I would do anything in my power to help you, you stubborn woman, he thought angrily. But if you prefer to keep me shut out, then you render me helpless and I am happy to leave you to it.
But as his anger faded he knew that happy was completely the wrong word.
Helewise had no idea whether in fact Sister Tiphaine had yet returned from the forest; she had used a visit to the herbalist as an excuse to see Josse on his way. As the hours had passed she had been feeling increasingly guilty about the events she had set in motion and having him standing right in front of her being kind to her had been more than she could bear.
She hastened past the Great West Door of the Abbey church, hurried on by the sinister, windowless walls of the leper house and turned right along the far perimeter of the Abbey, pacing along the path to the herbalist’s garden and hut.
There was a light showing under the hut’s closed door; it looked as if Sister Tiphaine were back. Opening the door, Helewise stepped into the warm, scented air of the little room and immediately Sister Tiphaine bent in a low reverence.
‘My lady Abbess, I would have come to find you straight away following my return,’ she said after the customary exchange of greetings, ‘but I saw Sir Josse approaching your room and deemed it best not to see you when he was in your presence.’
‘Quite right, Sister.’ Trying to keep the eagerness out of her voice, she said, ‘Now, what news?’
Sister Tiphaine’s very expression seemed to speak of her failure; straight away she said, ‘It’s no good, I’m afraid, my lady; she won’t agree to it.’
Oh, dear God, no!
But it was not the role of abbesses to appear before their nuns distraught and hopeless; rallying, Helewise s
aid, ‘I see. Now, Sister, will you please tell me the full story?’
‘She’s back,’ Tiphaine said shortly. ‘Joanna, I mean. She’s been away learning skills from the Great Ones of her people and now she’s formidable.’
A shiver went down Helewise’s back. ‘You mean – is she dangerous?’
Sister Tiphaine gave a brief snort that could have been laughter. ‘I’m sure she could be, my lady, but that was not what I meant. She’s been in training as a healer.’
‘A healer.’ Helewise stored that away for future thought. ‘And there is a child, isn’t there?’
Tiphaine gave her a thoughtful look. ‘You already knew that, my lady, did you not?’
Yes, was the truthful answer.

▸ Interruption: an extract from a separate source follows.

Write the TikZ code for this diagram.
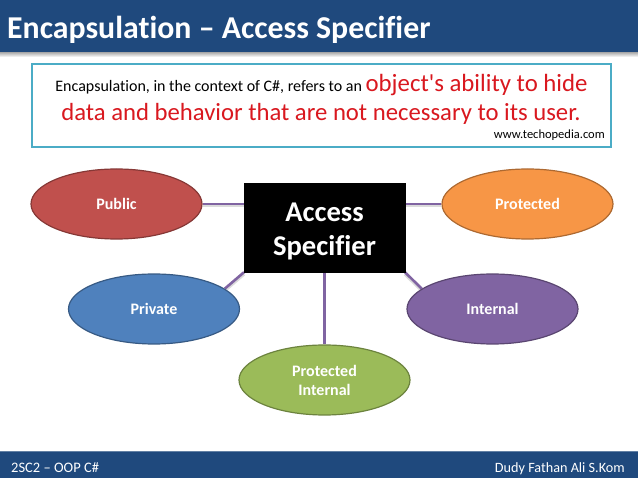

But Helewise said somewhat stiffly, ‘It was but idle speculation.’
Tiphaine looked as if she was not fooled for a moment. But there was nothing but the usual respect in her tone when she spoke. ‘The child is a little girl, some sixteen months old. She is dark haired and has eyes that dance with light. She seems to have a sweet disposition and she is very pretty.’

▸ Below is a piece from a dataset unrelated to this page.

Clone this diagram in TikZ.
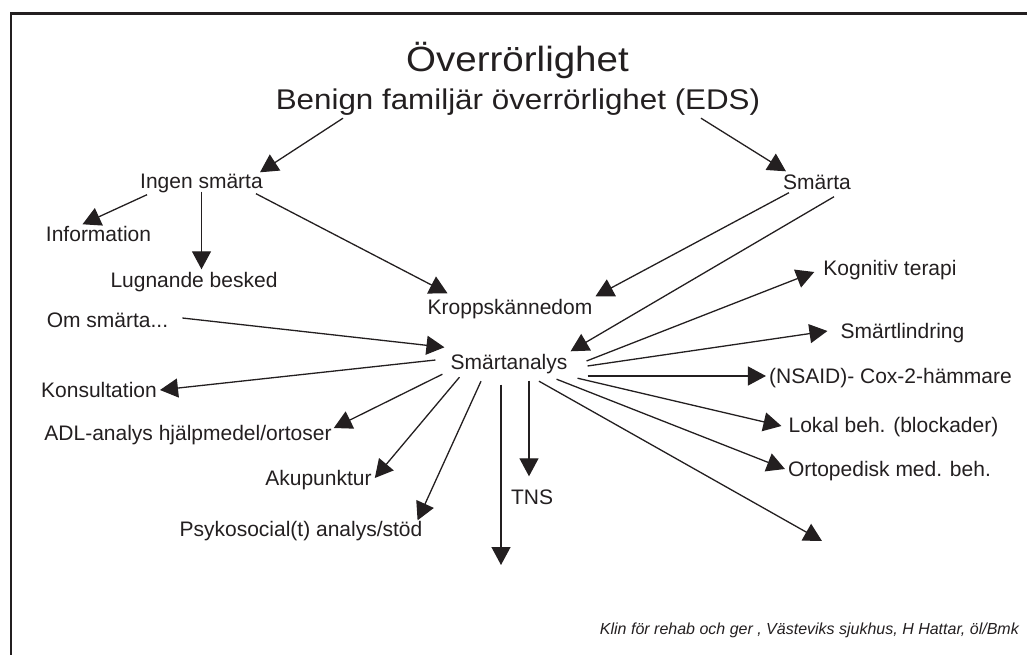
\documentclass[tikz,border=0pt]{standalone}
\usepackage{fontspec}
\setmainfont{Liberation Sans}
\newfontfamily\widesans[FakeStretch=1.1]{Liberation Sans}
\usetikzlibrary{arrows.meta, calc}
\definecolor{ink}{RGB}{35,31,32}

\begin{document}
\begin{tikzpicture}[x=1pt, y=-1pt, every node/.style={text=ink},
    item/.style={font=\fontsize{21}{25}\selectfont, inner sep=3pt, text height=15pt, text depth=0pt},
    arr/.style={draw=ink, line width=1.3pt, -{Triangle[length=18pt,width=19pt]}}]
    \useasboundingbox (0,0) rectangle (1027,655);
    % frame, right and bottom edges lie off the page
    \draw[ink, line width=2.5pt] (1032,13.5) -- (11,13.5) -- (11,660);

    \node[font=\widesans\fontsize{35}{40}\selectfont, anchor=base, inner sep=0pt] (title) at (517.5,72) {Överrörlighet};
    \node[font=\widesans\fontsize{28.5}{34}\selectfont, anchor=base, inner sep=3pt, text depth=0pt] (sub) at (518,110) {Benign familjär överrörlighet (EDS)};

    \node[item] (ingen) at (201.5,181) {Ingen smärta};
    \node[item] (smarta) at (817,182) {Smärta};
    \node[item] (info) at (98.5,234) {Information};
    \node[item] (lugn) at (194,280) {Lugnande besked};
    \node[item] (kropp) at (510,307) {Kroppskännedom};
    \node[item] (om) at (107.5,320) {Om smärta...};
    \node[item] (analys) at (509,362) {Smärtanalys};

    % left side
    \node[item] (konsult) at (99,390) {Konsultation};
    \node[item] (adl) at (188,433) {ADL-analys hjälpmedel/ortoser};
    \node[item] (aku) at (318.5,478) {Akupunktur};
    \node[item] (psyk) at (301,529) {Psykosocial(t) analys/stöd};
    \node[item] (tns) at (532,497) {TNS};

    % right side
    \node[item] (kogn) at (890,268) {Kognitiv terapi};
    \node[item] (lindr) at (902.5,331) {Smärtlindring};
    \node[item] (nsaid) at (890.5,376) {(NSAID)- Cox-2-hämmare};
    \node[item] (lokal) at (893.5,425) {Lokal beh. (blockader)};
    \node[item] (ortop) at (889.5,469) {Ortopedisk med. beh.};

    \node[font=\itshape\fontsize{16}{18}\selectfont, anchor=base east, inner sep=0pt] (foot) at (1019,634) {Klin för rehab och ger , Västeviks sjukhus, H Hattar, öl/Bmk};

    \coordinate (lowend) at (501,565);
    \coordinate (blankend) at (822,541);

    \draw[arr] ($(sub.south)+(-175,5)$) -- ($(ingen.north east)+(-6,2)$);
    \draw[arr] ($(sub.south)+(183,5)$) -- ($(smarta.north west)+(6,0)$);
    \draw[arr] ($(ingen.south west)+(10,3)$) -- ($(info.north)+(-16,1)$);
    \draw[arr] (ingen.south) -- (ingen.south |- lugn.north);
    \draw[arr] ($(ingen.south east)+(-10,2)$) -- ($(kropp.north west)+(23,-3)$);
    \draw[arr] ($(smarta.south west)+(9,0)$) -- (kropp.north east);
    \draw[arr] ($(smarta.south east)+(-20,4)$) -- (analys.north east);
    \draw[arr] ($(om.east)+(11,-2)$) -- ($(analys.north west)+(-3,-4)$);

    \draw[arr] ($(analys.west)+(-12,-2)$) -- (konsult.east);
    \draw[arr] ($(analys.south west)+(-5,1.5)$) -- ($(adl.east)+(-1,-5)$);
    \draw[arr] ($(analys.south west)+(12,4.5)$) -- (aku.east);
    \draw[arr] ($(analys.south)+(-28,8.5)$) -- ($(psyk.north east)+(-8,2)$);
    \draw[arr] ($(analys.south)+(-8,12)$) -- (lowend);
    \draw[arr] ($(analys.south)+(20,8)$) -- ($(tns.north)+(-3,-10)$);
    \draw[arr] ($(analys.south)+(30,8.5)$) -- (blankend);
    \draw[arr] ($(analys.south east)+(-14,6.5)$) -- (ortop.west);
    \draw[arr] ($(analys.south east)+(7,5.5)$) -- ($(lokal.west)+(-4,1)$);
    \draw[arr] ($(analys.east)+(17,14)$) -- (nsaid.west);
    \draw[arr] ($(analys.east)+(17,4)$) -- ($(lindr.west)+(-10,0)$);
    \draw[arr] ($(analys.east)+(16,-1)$) -- ($(kogn.west)+(-6,4)$);
\end{tikzpicture}
\end{document}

‘She is the child of Sir Josse?’ Helewise just had to have it confirmed.
‘Aye, my lady.’ But you knew that too hung unspoken in the air.
‘She is— Does she resemble her father?’
‘Oh, aye. There would be no doubt in the mind of anyone who had seen both father and child that Meggie is his.’
‘Meggie,’ Helewise repeated softly. ‘A pretty name for a pretty child.’
‘Aye, my lady.’ The herbalist stood silent, eyes cast down, waiting for her Abbess to speak.
Which, eventually, she did. ‘Was any reason given for Joanna’s refusal to bring Meggie here to Hawkenlye?’
‘She fears the sickness, not for herself but for the little one. We suggested that she need bring the child no nearer than the forest fringe, where we could take water and the Eye to her, but Joanna’s real reason for staying well away from Hawkenlye is because of him.’
We, Helewise noted. Tiphaine had not been alone when she approached Joanna, then. Letting that pass, she said, ‘Because of Sir Josse, you mean.’ Yes, she could well understand why Joanna would not wish to open old wounds, either her own or Josse’s, and a part of her was dancing with delight at the young woman’s forbearance.